Question

Graph $$x+2 y=2$$ and $$x-2 y=6$$ in the same rectangular coordinate system. At what point do the graphs intersect?

Answer

**step1** Understanding the Problem

The problem asks us to draw two lines on a special grid called a rectangular coordinate system. For each line, we are given a rule that connects two numbers, 'x' and 'y'. After drawing both lines, we need to find the specific spot where they cross each other.

**step2** Finding Points for the First Line: $$x + 2y = 2$$

To draw a straight line, we need to find at least two pairs of numbers (x, y) that make the rule $$x + 2y = 2$$ true.
Let's try some easy numbers for 'x' or 'y':
1. If we choose 'x' to be 0:
The rule becomes $$0 + 2y = 2$$. This means $$2y = 2$$.
To find 'y', we think: "What number multiplied by 2 gives 2?" The answer is 1.
So, our first pair of numbers is (x=0, y=1).

**step3** Finding a Second Point for the First Line

2. If we choose 'y' to be 0:
The rule becomes $$x + 2 \times 0 = 2$$. This means $$x + 0 = 2$$, which simplifies to $$x = 2$$.
So, our second pair of numbers is (x=2, y=0).
If we were drawing, we would mark these two points, (0, 1) and (2, 0), on the coordinate system and draw a straight line through them.

**step4** Finding Points for the Second Line: $$x - 2y = 6$$

Now, let's find two pairs of numbers (x, y) that make the rule $$x - 2y = 6$$ true.
1. If we choose 'x' to be 0:
The rule becomes $$0 - 2y = 6$$. This means $$-2y = 6$$.
To find 'y', we think: "What number multiplied by -2 gives 6?" The answer is -3.
So, our first pair of numbers for the second line is (x=0, y=-3).

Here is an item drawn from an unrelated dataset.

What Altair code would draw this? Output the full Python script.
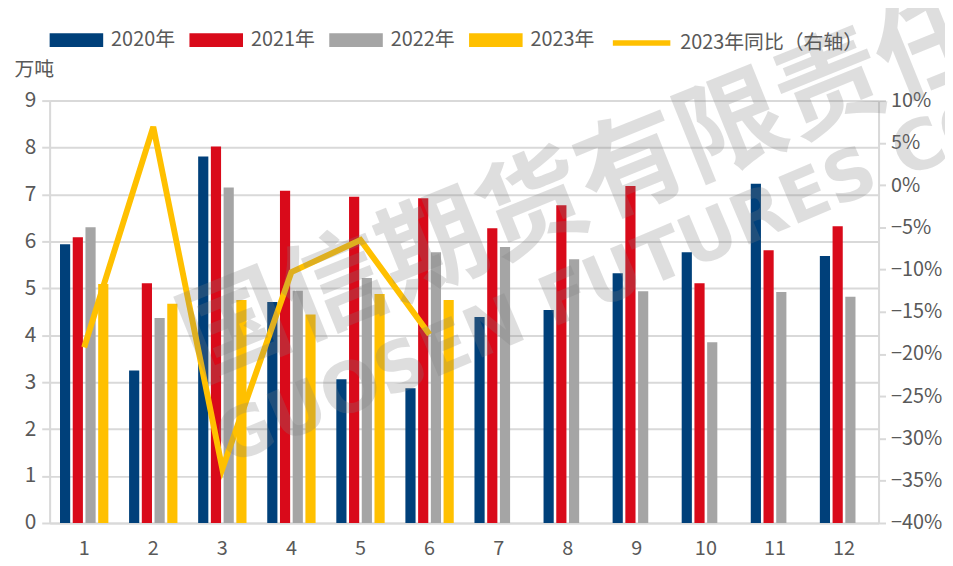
import altair as alt
import pandas as pd

months = [str(i) for i in range(1, 13)]
years = ["2020年", "2021年", "2022年", "2023年"]
v2020 = [5.94, 3.25, 7.81, 4.71, 3.06, 2.87, 4.39, 4.54, 5.32, 5.77, 7.23, 5.69]
v2021 = [6.09, 5.11, 8.02, 7.08, 6.95, 6.92, 6.28, 6.77, 7.18, 5.11, 5.81, 6.32]
v2022 = [6.30, 4.37, 7.15, 4.95, 5.22, 5.77, 5.88, 5.62, 4.94, 3.85, 4.92, 4.82]
v2023 = [5.09, 4.67, 4.75, 4.44, 4.88, 4.75]
yoy2023 = [-0.192, 0.069, -0.336, -0.103, -0.065, -0.177]
line_name = "2023年同比（右轴）"
watermark_cn = ["国信期货有限责任公司"]
watermark_en = ["GUOSEN FUTURES CO"]
colors = ["#00407A", "#D90A1A", "#A5A5A5", "#FFC000"]
FONT = "Noto Sans CJK SC"
TXT = "#595959"
GRID = "#d9d9d9"

rows = []
for yname, vals in zip(years, [v2020, v2021, v2022, v2023]):
    for m, v in zip(months, vals):
        rows.append({"month": m, "year": yname, "value": v})
bars_df = pd.DataFrame(rows)
line_df = pd.DataFrame({"month": months[:len(yoy2023)], "yoy": yoy2023, "series": line_name})

x_enc = alt.X("month:N", sort=months, title=None,
              scale=alt.Scale(paddingInner=0.3, paddingOuter=0.15),
              axis=alt.Axis(labelAngle=0, labelFontSize=20, labelColor=TXT, labelFont=FONT,
                            ticks=False, labelPadding=16, domainColor=GRID, domainWidth=2,
                            grid=False))

bars = alt.Chart(bars_df).mark_bar().encode(
    x=x_enc,
    xOffset=alt.XOffset("year:N", sort=years, scale=alt.Scale(paddingInner=0.2, paddingOuter=0)),
    y=alt.Y("value:Q", scale=alt.Scale(domain=[0, 9], nice=False),
            axis=alt.Axis(values=list(range(0, 10)), title="万吨", titleAngle=0, titleAlign="left",
                          titleBaseline="middle", titleX=-36, titleY=-31, titleFontSize=20,
                          titleFontWeight="normal", titleColor=TXT, titleFont=FONT,
                          labelFontSize=21, labelColor=TXT, labelFont=FONT, labelPadding=6,
                          tickSize=8, tickColor=GRID, tickWidth=2, domainColor=GRID, domainWidth=2,
                          gridColor=GRID, gridWidth=2)),
    color=alt.Color("year:N", sort=years, scale=alt.Scale(domain=years, range=colors),
                    legend=alt.Legend(orient="none", legendX=0, legendY=-88, direction="horizontal",
                                      title=None, symbolType="M-1,-0.26H1V0.26H-1Z", symbolSize=2916,
                                      symbolStrokeWidth=0, labelFontSize=20, labelFont=FONT,
                                      labelColor=TXT, labelOffset=8, columnPadding=14, padding=0)),
)

line = alt.Chart(line_df).mark_line(strokeWidth=6, strokeJoin="miter").encode(
    x=alt.X("month:N", sort=months),
    y=alt.Y("yoy:Q", scale=alt.Scale(domain=[-0.4, 0.1], nice=False),
            axis=alt.Axis(orient="right", format=".0%", values=[i / 100 for i in range(-40, 11, 5)],
                          title=None, labelFontSize=20, labelColor=TXT, labelFont=FONT,
                          labelPadding=5, tickSize=7, tickColor=GRID, tickWidth=2,
                          domainColor=GRID, domainWidth=2, grid=False)),
    stroke=alt.Stroke("series:N", scale=alt.Scale(domain=[line_name], range=["#FFC000"]),
                      legend=alt.Legend(orient="none", legendX=565, legendY=-90, title=None,
                                        symbolType="stroke", symbolSize=3364, symbolStrokeWidth=5.5,
                                        labelFontSize=20, labelFont=FONT, labelColor=TXT,
                                        labelLimit=400, labelOffset=7, padding=0)),
)

wm1 = alt.Chart(pd.DataFrame({"t": watermark_cn})).mark_text(
    angle=338, align="left", baseline="alphabetic", fontSize=108, font=FONT, fontWeight="bold",
    color="#7f7f7f", opacity=0.25).encode(x=alt.value(150), y=alt.value(282), text="t:N")
wm2 = alt.Chart(pd.DataFrame({"t": watermark_en})).mark_text(
    angle=337, align="left", baseline="alphabetic", fontSize=70, font="DejaVu Sans",
    fontWeight="bold", color="#7f7f7f", opacity=0.25).encode(
    x=alt.value(180), y=alt.value(368), text="t:N")

chart = alt.layer(bars, line, wm1, wm2).resolve_scale(y="independent").properties(
    width=836, height=426,
    autosize=alt.AutoSizeParams(type="none"),
    padding={"left": 42, "top": 91, "right": 67, "bottom": 41},
).configure_view(stroke=None).configure(background="white")

chart.save("out.html", embed_options={"renderer": "svg", "actions": False})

**step5** Finding a Second Point for the Second Line

2. If we choose 'y' to be 0:
The rule becomes $$x - 2 \times 0 = 6$$. This means $$x - 0 = 6$$, which simplifies to $$x = 6$$.
So, our second pair of numbers is (x=6, y=0).
If we were drawing, we would mark these two points, (0, -3) and (6, 0), on the coordinate system and draw a straight line through them.

**step6** Identifying the Intersection Point

After drawing both lines, we would look for the point where they cross. Let's see if there is a point that satisfies both rules.
Let's try a specific 'x' value to see if it gives the same 'y' for both rules. Let's try 'x' equal to 4.
For the first line ($$x + 2y = 2$$):
If x = 4, then $$4 + 2y = 2$$.
To find $$2y$$, we subtract 4 from 2: $$2y = 2 - 4$$, which means $$2y = -2$$.
To find 'y', we think: "What number multiplied by 2 gives -2?" The answer is -1.
So, the point (4, -1) is on the first line.
For the second line ($$x - 2y = 6$$):
If x = 4, then $$4 - 2y = 6$$.
To find $$-2y$$, we subtract 4 from 6: $$-2y = 6 - 4$$, which means $$-2y = 2$$.
To find 'y', we think: "What number multiplied by -2 gives 2?" The answer is -1.
So, the point (4, -1) is also on the second line.
Since the point (4, -1) makes both rules true, it is the point where the two lines intersect.